The Various Types of Savings Accounts

Keeping Your Money Safe

Do you put the money you save under your pillow or in a piggy bank?  Of course not!  Unless you are going to give your savings to the tooth fairy.  You want to put your money in a safe and secure savings account.  Keeping your cash savings at home tucked away somewhere in your house is never a good idea.  Many things can happen, like theft, fire, or misplacing it, and once that cash is gone, there is no getting it back.  It would be a “bon voyage” to that hard-earned money you were saving.

A savings account is an account opened at a financial institution designed to make deposits so that you can SAVE your money.  Whether you choose a traditional bank, online bank, or a credit union, your money will be federally insured by the Federal Deposit Insurance Corporation (FDIC) up to $250,000.  The FDIC protects your money, so if the bank goes out of business, you are still protected.  Knowing that your money is safe will give you a sense of security.

Before you safely put your money into an account, what other items do you need to research when determining where to open the savings account?

Earning Interest

The next feature of a savings account is that it earns interest on the money you deposit into that account.  What is interest on a savings account?  In the simplest terms, it is money that you earn, and that the bank deposits into your account just for having your money at their institution.  The amount of money that gets deposited is dependent on a couple of factors.

• Your savings account balance
• The Annual Percentage Yield (APY) at your bank
• Higher APY give you more interest income
• Compound interest which helps your money grow.

Compound Interest and Savings Accounts

If your interest will be compounded monthly, the following should give you an idea of how compound interest works:

The interest is calculated and added to your balance, therefore increasing your balance in your account.  The following month the interest is calculated again on the sum of your principal balance and the previously accumulated interest.  With compound interest each month you accrue interest on top of interest, thus defining the concept of compounding interest.

The Beautiful Side of Interest

Interest on your student loans can get ugly, but the beauty of earning interest is that it increases your savings account balance.
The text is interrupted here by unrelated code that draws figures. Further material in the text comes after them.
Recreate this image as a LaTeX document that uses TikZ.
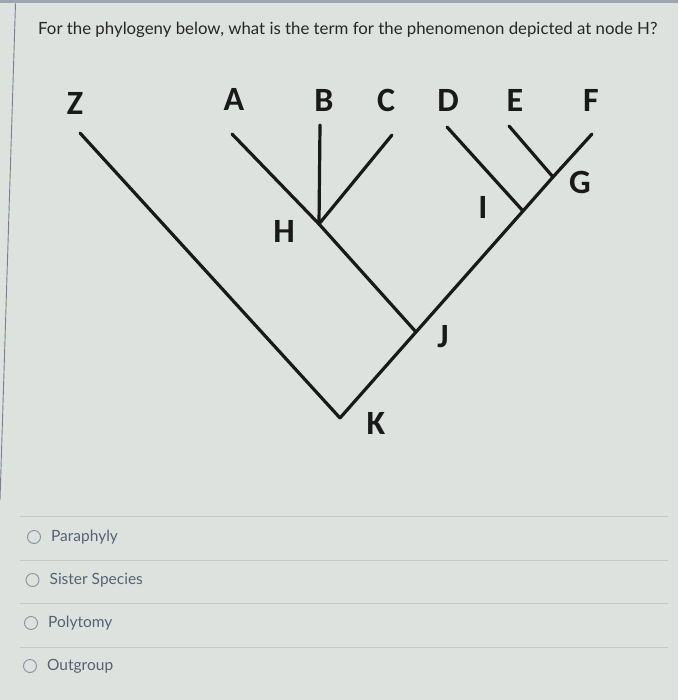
\documentclass[tikz,border=0pt]{standalone}
\usepackage{fontspec}
\setmainfont{Lato}
\newfontfamily\treefont{Carlito}
\usetikzlibrary{positioning}
\definecolor{screenbg}{HTML}{DDE2DF}
\definecolor{rulegray}{HTML}{C4C9C7}
\definecolor{optgray}{HTML}{596070}
\definecolor{topbar}{HTML}{9EA4B2}
\tikzset{>=latex}

\begin{document}
\begin{tikzpicture}[x=1pt, y=-1pt,
	branch/.style={line width=3.2pt, draw=black!90, line cap=round, line join=round},
	taxon/.style={font=\treefont\bfseries\fontsize{34}{36}\selectfont, text=black!90, inner sep=0pt},
	radio/.style={circle, draw=optgray!70, line width=0.9pt, inner sep=0pt, minimum size=13pt},
	choice/.style={font=\fontsize{15.5}{17}\selectfont, text=optgray, inner sep=0pt, anchor=west},
	sep/.style={draw=rulegray, line width=0.8pt}]
	\useasboundingbox (0,0) rectangle (678,700);
	\fill[screenbg] (0,0) rectangle (678,700);
	\fill[topbar] (0,0) rectangle (678,3.5);
	\draw[optgray!80, line width=0.9pt] (15.5,3.5) -- (0,500);

	% question
	\node[anchor=west, inner sep=0pt, font=\fontsize{16.8}{18}\selectfont, text=black!85] (question) at (38,30)
		{For the phylogeny below, what is the term for the phenomenon depicted at node H?};

	% tips and inner nodes of the tree
	\coordinate (tZ) at (80,133);
	\coordinate (tA) at (232,134);
	\coordinate (tB) at (320,125);
	\coordinate (tC) at (392,135);
	\coordinate (tD) at (447,127);
	\coordinate (tE) at (509,126);
	\coordinate (tF) at (592,134);
	\coordinate (nG) at (553,177);
	\coordinate (nH) at (319,224);
	\coordinate (nI) at (523,211);
	\coordinate (nJ) at (416,332);
	\coordinate (nK) at (340,418);

	\path[branch]
		(tZ) edge (nK)
		(tA) edge (nH)
		(tB) edge (nH)
		(tC) edge (nH)
		(nH) edge (nJ)
		(tD) edge (nI)
		(tE) edge (nG);
	\draw[branch] (tF) -- (nG) -- (nI) -- (nJ) -- (nK);

	% labels
	\node[taxon] (lZ) at (75,103) {Z};
	\node[taxon] (lA) at (234,99) {A};
	\node[taxon] (lB) at (324,100) {B};
	\node[taxon] (lC) at (386,100) {C};
	\node[taxon] (lD) at (448,100) {D};
	\node[taxon] (lE) at (515,100) {E};
	\node[taxon] (lF) at (591,100) {F};
	\node[taxon] (lG) at (580,182) {G};
	\node[taxon] (lH) at (284,231) {H};
	\node[taxon] (lI) at (483,207) {I};
	\node[taxon] (lJ) at (443,337) {J};
	\node[taxon] (lK) at (376,423) {K};

	% answer choices
	\draw[sep] (20,516) -- (668,516);
	\draw[sep] (20,560) -- (668,560);
	\draw[sep] (20,603) -- (668,603);
	\draw[sep] (20,647) -- (668,647);
	\node[radio] (r1) at (34,537) {};
	\node[radio] (r2) at (32.5,580) {};
	\node[radio] (r3) at (31,623) {};
	\node[radio] (r4) at (30,666) {};
	\node[choice, right=10pt of r1] (c1) {Paraphyly};
	\node[choice, right=10pt of r2] (c2) {Sister Species};
	\node[choice, right=10pt of r3] (c3) {Polytomy};
	\node[choice, right=10pt of r4] (c4) {Outgroup};
\end{tikzpicture}
\end{document}
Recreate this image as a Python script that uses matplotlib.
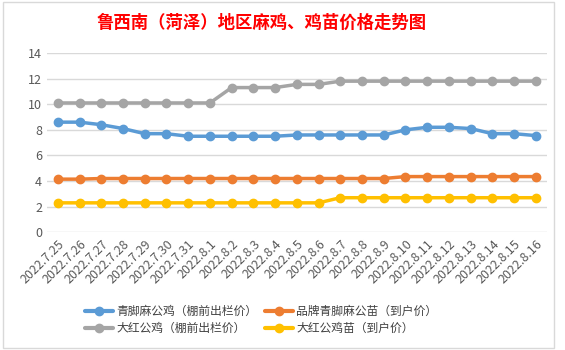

With compound interest, the next month’s balance will earn MORE interest on the money you have deposited and the previously accumulated interest.  Win, win!

Example is based on:
$250 initial deposit
$3,000 in contributions
1% APY
Savings for one year

REFERENCE Bank Rate Calculator

Checklist: Be Mindful of Account Details

• Is there a minimum balance requirement?
• Are there any monthly service fees?
• If there are fees, is there a way to avoid the fees? Sometimes banks will waive a monthly service fee if you have a direct deposit or often students are offered zero-fee accounts.
• The plan is not to be continually withdrawing money from your savings account. However, when it becomes necessary to make withdrawals, it is good to know how many withdrawals your financial institution will allow per month without charging you a transaction fee.

Do your homework.  Be an informed consumer, ask questions, and be sure to read the fine print.